Washington. January 26, 1861. pp. on a folded folio sheet. Old folds, top edge of leaf gilt. Very good plus. Item #WRCAM57853
An insightful letter from the well-informed Postmaster to the United States House of Representatives, Josiah M. Lucas, written in the midst of the “secession winter” of 1861, describing the mood in the U.S. House and the political pressures on his native state of Maryland. Lucas’ analysis and reportage are well-informed and opinionated, and he expresses a mixture of hope and pessimism about the future.

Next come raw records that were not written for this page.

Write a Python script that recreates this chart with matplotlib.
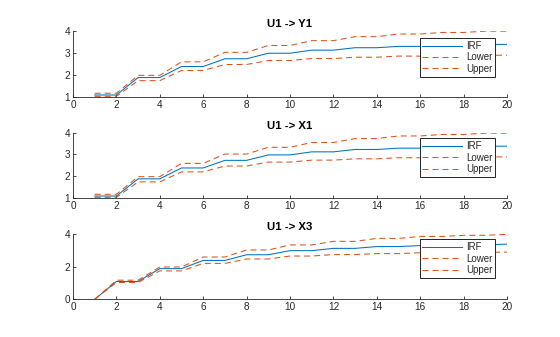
import matplotlib
matplotlib.use("Agg")
import matplotlib.pyplot as plt

plt.rcParams['font.family'] = ['Liberation Sans', 'DejaVu Sans']
plt.rcParams['lines.scale_dashes'] = False

steps = list(range(1, 21))

# Impulse responses of Y1 and X1 to a shock in U1
irf_y1 = [1.09, 1.09, 1.88, 1.88, 2.38, 2.38, 2.73, 2.73, 2.98, 2.98,
          3.12, 3.12, 3.23, 3.23, 3.29, 3.29, 3.34, 3.34, 3.38, 3.38]
upper_y1 = [1.17, 1.17, 1.98, 1.98, 2.59, 2.59, 3.02, 3.02, 3.33, 3.33,
            3.55, 3.55, 3.73, 3.73, 3.85, 3.85, 3.92, 3.92, 3.98, 3.98]
lower_y1 = [1.03, 1.03, 1.74, 1.74, 2.20, 2.20, 2.47, 2.47, 2.65, 2.65,
            2.74, 2.74, 2.80, 2.80, 2.85, 2.85, 2.88, 2.88, 2.89, 2.89]

irf_x1 = irf_y1
upper_x1 = upper_y1
lower_x1 = lower_y1

# Response of X3, which starts at zero
irf_x3 = [0.0, 1.09, 1.09, 1.88, 1.88, 2.38, 2.38, 2.73, 2.73, 2.98,
          2.98, 3.12, 3.12, 3.23, 3.23, 3.29, 3.29, 3.34, 3.34, 3.38]
upper_x3 = [0.0, 1.17, 1.17, 1.98, 1.98, 2.59, 2.59, 3.02, 3.02, 3.33,
            3.33, 3.55, 3.55, 3.73, 3.73, 3.85, 3.85, 3.92, 3.92, 3.98]
lower_x3 = [0.0, 1.03, 1.03, 1.74, 1.74, 2.20, 2.20, 2.47, 2.47, 2.65,
            2.65, 2.74, 2.74, 2.80, 2.80, 2.85, 2.85, 2.88, 2.88, 2.89]

titles = ["U1 -> Y1", "U1 -> X1", "U1 -> X3"]
series = [(irf_y1, upper_y1, lower_y1),
          (irf_x1, upper_x1, lower_x1),
          (irf_x3, upper_x3, lower_x3)]
ylims = [(1, 4), (1, 4), (0, 4)]
yticks = [[1, 2, 3, 4], [1, 2, 3, 4], [0, 2, 4]]
xticks = list(range(0, 21, 2))

W, H = 560, 337
# (top, bottom) of each axes box in pixels
boxes = [(30.7, 97.0), (132.7, 198.0), (234.0, 299.3)]
legend_tops = [0.89, 0.914, 0.919]

blue = '#0072BD'
orange = '#D95319'
ink = '#262626'

fig = plt.figure(figsize=(W / 100, H / 100), dpi=100)
for i, (top, bot) in enumerate(boxes):
    ax = fig.add_axes([73 / W, 1 - bot / H, 434 / W, (bot - top) / H])
    irf, up, lo = series[i]
    ax.plot(steps, irf, color=blue, lw=0.75, label='IRF')
    ax.plot(steps, up, color=orange, lw=0.75, dashes=(4.3, 2.9), label='Lower')
    ax.plot(steps, lo, color=orange, lw=0.75, dashes=(4.3, 2.9), label='Upper')
    ax.set_xlim(0, 20)
    ax.set_ylim(*ylims[i])
    ax.set_xticks(xticks)
    ax.set_yticks(yticks[i])
    ax.set_title(titles[i], fontsize=8.2, fontweight='bold', color='black', pad=3)
    for s in ['top', 'right']:
        ax.spines[s].set_visible(False)
    for s in ['left', 'bottom']:
        ax.spines[s].set_color(ink)
        ax.spines[s].set_linewidth(0.6)
    ax.tick_params(direction='in', length=2.5, width=0.6, colors=ink,
                   labelsize=7.2, pad=2)
    leg = ax.legend(loc='upper right', bbox_to_anchor=(0.9735, legend_tops[i]),
                    bbox_transform=ax.transAxes, borderaxespad=0,
                    fontsize=7.0, handlelength=4.1, handletextpad=0.4,
                    labelspacing=0.15, borderpad=0.3, fancybox=False,
                    framealpha=1, edgecolor='black')
    leg.get_frame().set_linewidth(0.6)
    for t in leg.get_texts():
        t.set_color(ink)

fig.savefig('out.png', dpi=100)
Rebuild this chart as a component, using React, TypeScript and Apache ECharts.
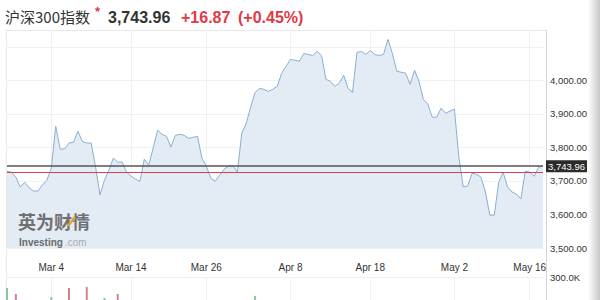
import React, { useEffect, useRef } from 'react';
import * as echarts from 'echarts';

const TITLE = '沪深300指数';
const prevClose = 3727.09;

// close values, one per sampled point (left to right)
const closeValues = [
  3729, 3726, 3711, 3682, 3696, 3679, 3670, 3670, 3688, 3702,
  3738, 3863, 3795, 3795, 3813, 3815, 3848, 3818, 3813, 3813,
  3741, 3658, 3702, 3732, 3768, 3756, 3756, 3726, 3714, 3705,
  3699, 3765, 3747, 3798, 3851, 3839, 3833, 3801, 3836, 3839,
  3836, 3827, 3830, 3833, 3768, 3744, 3708, 3699, 3717, 3735,
  3744, 3746, 3726, 3842, 3872, 3920, 3964, 3976, 3973, 3967,
  3973, 3982, 4021, 4042, 4062, 4060, 4057, 4080, 4077, 4074,
  4086, 4074, 4003, 3997, 3982, 3991, 4015, 3976, 3964, 4083,
  4086, 4077, 4089, 4077, 4074, 4077, 4122, 4080, 4027, 4024,
  4021, 3988, 4030, 3997, 3943, 3929, 3890, 3890, 3917, 3902,
  3908, 3914, 3771, 3682, 3685, 3723, 3720, 3711, 3667, 3598,
  3598, 3696, 3726, 3682, 3667, 3661, 3646, 3729, 3726, 3714,
  3741, 3743.96,
];

const tickLabels = ['Mar 4', 'Mar 14', 'Mar 26', 'Apr 8', 'Apr 18', 'May 2', 'May 16'];
const tickIndex = [10, 28, 45, 64, 82, 101, 118];

// visible volume bars: [point index, volume]
const volUp = [[0, 245000], [10, 200000], [22, 195000], [56, 205000]];
const volDown = [[2, 215000], [14, 245000], [18, 250000], [25, 215000]];

const fmt = (v: number) => v.toFixed(2).replace(/\B(?=(\d{3})+(?!\d))/g, ',');

export default function App() {
  const ref = useRef<HTMLDivElement>(null);
  useEffect(() => {
    if (!ref.current) return;
    const chart = echarts.init(ref.current, null, { renderer: 'svg' });
    const cats = closeValues.map((_, i) => String(i));
    const last = closeValues[closeValues.length - 1];
    const change = last - prevClose;
    const pct = (change / prevClose) * 100;
    const red = '#df3a46';
    const isTick = (i: number) => tickIndex.includes(i);
    const latin = '"Liberation Sans", Arial, sans-serif';

    chart.setOption({
      animation: false,
      textStyle: { fontFamily: latin },
      grid: [
        { left: 7, top: 30, width: 536, height: 218, outerBoundsMode: 'none', containLabel: false },
        { left: 7, top: 277, width: 536, height: 60, outerBoundsMode: 'none', containLabel: false },
      ],
      xAxis: [
        {
          type: 'category', gridIndex: 0, data: cats, boundaryGap: false,
          axisLine: { show: false }, axisTick: { show: false },
          axisLabel: {
            interval: (i: number) => isTick(i),
            formatter: (v: string) => {
              const k = tickIndex.indexOf(Number(v));
              return k >= 0 ? tickLabels[k] : '';
            },
            margin: 14, fontSize: 10, color: '#333', fontFamily: latin,
          },
          splitLine: { show: true, interval: (i: number) => isTick(i), lineStyle: { color: '#f1f1f1' } },
        },
        {
          type: 'category', gridIndex: 1, data: cats, boundaryGap: false,
          axisLine: { show: false }, axisTick: { show: false }, axisLabel: { show: false },
          splitLine: { show: true, interval: (i: number) => isTick(i), lineStyle: { color: '#f1f1f1' } },
        },
      ],
      yAxis: [
        {
          type: 'value', gridIndex: 0, position: 'right', min: 3500, max: 4150, interval: 100,
          axisLine: { show: false }, axisTick: { show: false },
          axisLabel: {
            margin: 7, fontSize: 9.5, color: '#333', fontFamily: latin,
            formatter: (v: number) => (v > 4050 ? '' : fmt(v)),
          },
          splitLine: { lineStyle: { color: '#f1f1f1' } },
        },
        {
          type: 'value', gridIndex: 1, position: 'right', min: 0, max: 300000, interval: 300000,
          axisLine: { show: false }, axisTick: { show: false },
          axisLabel: {
            margin: 7, fontSize: 9.5, color: '#333', fontFamily: latin,
            formatter: (v: number) => (v === 300000 ? (v / 1000).toFixed(1) + 'K' : ''),
          },
          splitLine: { lineStyle: { color: '#eeeeee' } },
        },
      ],
      series: [
        {
          type: 'line', xAxisIndex: 0, yAxisIndex: 0, data: closeValues, symbol: 'none',
          lineStyle: { color: '#8aaed2', width: 1 },
          areaStyle: { color: '#e3ecf5', opacity: 1 },
          z: 2,
          markLine: {
            symbol: ['none', 'none'], silent: true, animation: false,
            data: [
              { yAxis: prevClose, lineStyle: { color: '#d9414c', width: 1, type: 'solid' }, label: { show: false } },
              {
                yAxis: last, lineStyle: { color: '#555', width: 1.5, type: 'solid' },
                label: {
                  show: true, position: 'end', distance: 3, formatter: fmt(last),
                  backgroundColor: '#2b2b2b', color: '#fff', padding: [1, 2, 1, 2],
                  fontSize: 9.5, fontFamily: latin,
                },
              },
            ],
          },
        },
        {
          type: 'bar', xAxisIndex: 1, yAxisIndex: 1, data: volUp, barWidth: 2, barGap: '-100%',
          itemStyle: { color: '#8cc59b' }, clip: false,
        },
        {
          type: 'bar', xAxisIndex: 1, yAxisIndex: 1, data: volDown, barWidth: 2, barGap: '-100%',
          itemStyle: { color: '#d9808a' }, clip: false,
        },
      ],
      graphic: [
        { type: 'line', shape: { x1: 6.5, y1: 30, x2: 6.5, y2: 300 }, style: { stroke: '#e8e8e8', lineWidth: 1 }, z: 1 },
        { type: 'line', shape: { x1: 6, y1: 30.5, x2: 546, y2: 30.5 }, style: { stroke: '#e8e8e8', lineWidth: 1 }, z: 1 },
        { type: 'line', shape: { x1: 546.5, y1: 30, x2: 546.5, y2: 300 }, style: { stroke: '#d4d4d4', lineWidth: 1 }, z: 1 },
        {
          type: 'rect', shape: { x: 588, y: 0, width: 12, height: 300 }, z: 10,
          style: {
            fill: new echarts.graphic.LinearGradient(0, 0, 1, 0, [
              { offset: 0, color: 'rgba(0,0,0,0)' },
              { offset: 1, color: 'rgba(0,0,0,0.22)' },
            ]),
          },
        },
        {
          type: 'text', x: 5, y: 16, z: 10,
          style: { text: TITLE, font: '15px "Noto Sans CJK SC"', fill: '#333', verticalAlign: 'middle' },
        },
        {
          type: 'text', x: 95, y: 11, z: 10,
          style: { text: '*', font: 'bold 13px "Liberation Sans"', fill: red, verticalAlign: 'middle' },
        },
        {
          type: 'text', x: 108, y: 17, z: 10,
          style: { text: fmt(last), font: 'bold 16px "Liberation Sans"', fill: '#333', verticalAlign: 'middle' },
        },
        {
          type: 'text', x: 181, y: 17, z: 10,
          style: { text: (change >= 0 ? '+' : '') + change.toFixed(2), font: 'bold 16px "Liberation Sans"', fill: red, verticalAlign: 'middle' },
        },
        {
          type: 'text', x: 238, y: 17, z: 10,
          style: { text: '(' + (pct >= 0 ? '+' : '') + pct.toFixed(2) + '%)', font: 'bold 16px "Liberation Sans"', fill: red, verticalAlign: 'middle' },
        },
        {
          type: 'text', x: 18, y: 221, z: 5,
          style: { text: '英为财情', font: 'bold 18px "Noto Sans CJK SC"', fill: '#707070', verticalAlign: 'middle', lineHeight: 18 },
        },
        { type: 'line', shape: { x1: 68, y1: 226, x2: 75, y2: 217 }, style: { stroke: '#f0a030', lineWidth: 2.5 }, z: 6 },
        {
          type: 'text', x: 19, y: 242, z: 5,
          style: { text: 'Investing', font: 'bold 10px "Liberation Sans"', fill: '#6a6a6a', verticalAlign: 'middle', lineHeight: 10 },
        },
        {
          type: 'text', x: 65, y: 242, z: 5,
          style: { text: '.com', font: '10px "Liberation Sans"', fill: '#aaaaaa', verticalAlign: 'middle', lineHeight: 10 },
        },
      ],
    });
    return () => chart.dispose();
  }, []);
  return <div ref={ref} style={{ position: 'fixed', left: 0, top: 0, width: 600, height: 300, background: '#fff' }} />;
}
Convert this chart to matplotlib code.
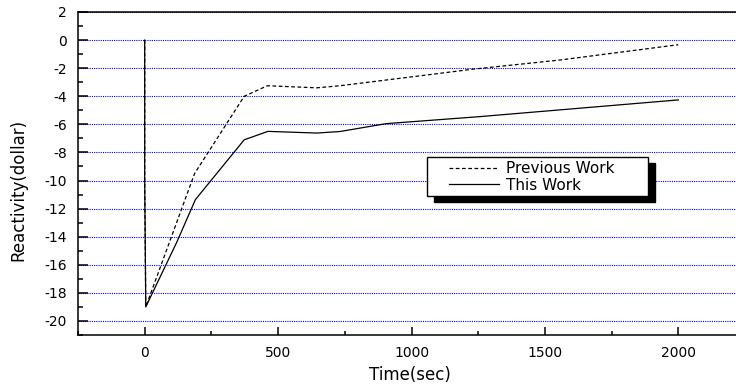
import matplotlib
matplotlib.use("Agg")
import matplotlib.pyplot as plt
from matplotlib.patches import Rectangle
from matplotlib.ticker import MultipleLocator

plt.rcParams['font.family'] = ['DejaVu Sans']
plt.rcParams['axes.unicode_minus'] = False

# Data
time_prev = [0, 0, 4, 187, 373, 460, 645, 732, 1000, 1231, 1556, 2000]
react_prev = [0, -10, -19, -9.5, -4.0, -3.25, -3.4, -3.25, -2.62, -2.07, -1.42, -0.33]

time_this = [0, 0, 4, 120, 190, 373, 462, 645, 732, 905, 1256, 1556, 2000]
react_this = [0, -10, -19, -14.4, -11.36, -7.1, -6.5, -6.62, -6.51, -5.95, -5.45, -4.97, -4.26]

series_labels = ["Previous Work", "This Work"]
x_label = "Time(sec)"
y_label = "Reactivity(dollar)"

W, H = 736, 392
fig = plt.figure(figsize=(W / 100, H / 100), dpi=100)
ax = fig.add_axes([78 / W, 57 / H, 667 / W, 323 / H])

ax.yaxis.grid(True, which='major', color='#0000ff', linestyle=(0, (1, 1)), linewidth=0.8, zorder=0)
ax.set_axisbelow(True)

l1, = ax.plot(time_prev, react_prev, color='black', linewidth=0.9, linestyle=(0, (3, 2)), zorder=2)
l2, = ax.plot(time_this, react_this, color='black', linewidth=0.9, linestyle='-', zorder=2)

ax.set_xlim(-250, 2250)
ax.set_ylim(-21, 2)
ax.xaxis.set_major_locator(MultipleLocator(500))
ax.xaxis.set_minor_locator(MultipleLocator(250))
ax.yaxis.set_major_locator(MultipleLocator(2))
ax.yaxis.set_minor_locator(MultipleLocator(1))

ax.spines['right'].set_visible(False)
for s in ['left', 'top', 'bottom']:
    ax.spines[s].set_linewidth(1.1)

ax.tick_params(which='both', direction='in', width=1.1, labelsize=10, colors='black')
ax.tick_params(axis='x', which='major', length=5.5, pad=8)
ax.tick_params(axis='x', which='minor', length=2.8)
ax.tick_params(axis='y', which='major', length=7, pad=8)
ax.tick_params(axis='y', which='minor', length=3.5)

ax.set_xlabel(x_label, fontsize=12)
ax.set_ylabel(y_label, fontsize=12)
ax.xaxis.set_label_coords((410 - 78) / 667, (335 - 366) / 323)
ax.yaxis.set_label_coords((27 - 78) / 667, (335 - 190) / 323)

# Legend box with black drop shadow
bx0, by0, bw, bh = 427 / W, 1 - 196 / H, 221 / W, 39 / H
shadow = Rectangle((434 / W, 1 - 202 / H), bw, bh, transform=fig.transFigure,
                   facecolor='black', edgecolor='black', clip_on=False, zorder=4)
box = Rectangle((bx0, by0), bw, bh, transform=fig.transFigure,
                facecolor='white', edgecolor='black', linewidth=1.0, clip_on=False, zorder=4.1)
ax.add_patch(shadow)
ax.add_patch(box)
leg = ax.legend([l1, l2], series_labels, loc='center left',
                bbox_to_anchor=(449 / W, 1 - 177 / H), bbox_transform=fig.transFigure,
                frameon=False, fontsize=11, handlelength=3.3, handletextpad=0.45,
                labelspacing=0.1, borderpad=0, borderaxespad=0)
leg.set_zorder(5)

fig.savefig("out.png", dpi=100)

This letter was sent from Lucas to his old friend and Illinois Secretary of State Ozias Hatch. Josiah Lucas was born in Maryland, though he moved to Illinois as a young man in 1830. In Illinois he became a Whig (and later Republican) newspaper man, and became acquainted with other Illinois Republicans including Hatch and, of course, Abraham Lincoln. He held various local positions in Illinois and Washington D.C. before becoming Postmaster to the United States House of Representatives. At the outbreak of the Civil War, he entered military service and distinguished himself in the Subsistence Department, eventually becoming a breveted Major. In this letter, Lucas shares his considerable inside congressional knowledge, which he himself reckons as "better than any ten senators or representatives," with his old friend Hatch:
"Things political, as you must be aware, are altogether out of joint, and, as I view them, are becoming intensified every hour. Yet we have men amongst us, good Republicans too, who, like the man in the flood, when up to his chin in water, swore, as is said that he didn't think it was much of a shower....They are standing in the midst of a revolution with folded arms, upon a baseless punctilio, when the very ground beneath them is crumbling away. They talk learnedly about the unconstitutionality of secession &c. &c. when he sees the secession of state after state and the withdrawal of members. They talk about coercion when the rebels tell them ‘to come on’....I think this coercion business little better than gasconade, for how is it possible for one half the Union to coerce the other?...We have expostulated with the retiring members about the wounds they were inflicting upon the country, but it is like telling the Sun to reverse his course. There is no mistaking the fact - revolution rules the hour and is daily gathering strength, and even the noble Hicks, the hero Gov. of my native state, and by whose side and under whose eye I was raised, may give way under the terrible pressure now bearing upon him. Maryland is now the 'key to the arch,’ and, should her Governor give way, the first move in that state will be to declare martial law over all highways and by ways through the state. The conflict in Maryland between the Union and revolutionary sentiment is under the lead of Hicks on the one side and Locofocos as a general thing is about an even balance, both sides doing all they can. I am doing all I can with my relative friends. To change the subject.”
An important “inside the House” perspective on the roiling tensions of the Secession Winter, from a border state native with strong ties to Illinois, as well as an insider who was nonetheless not a politician.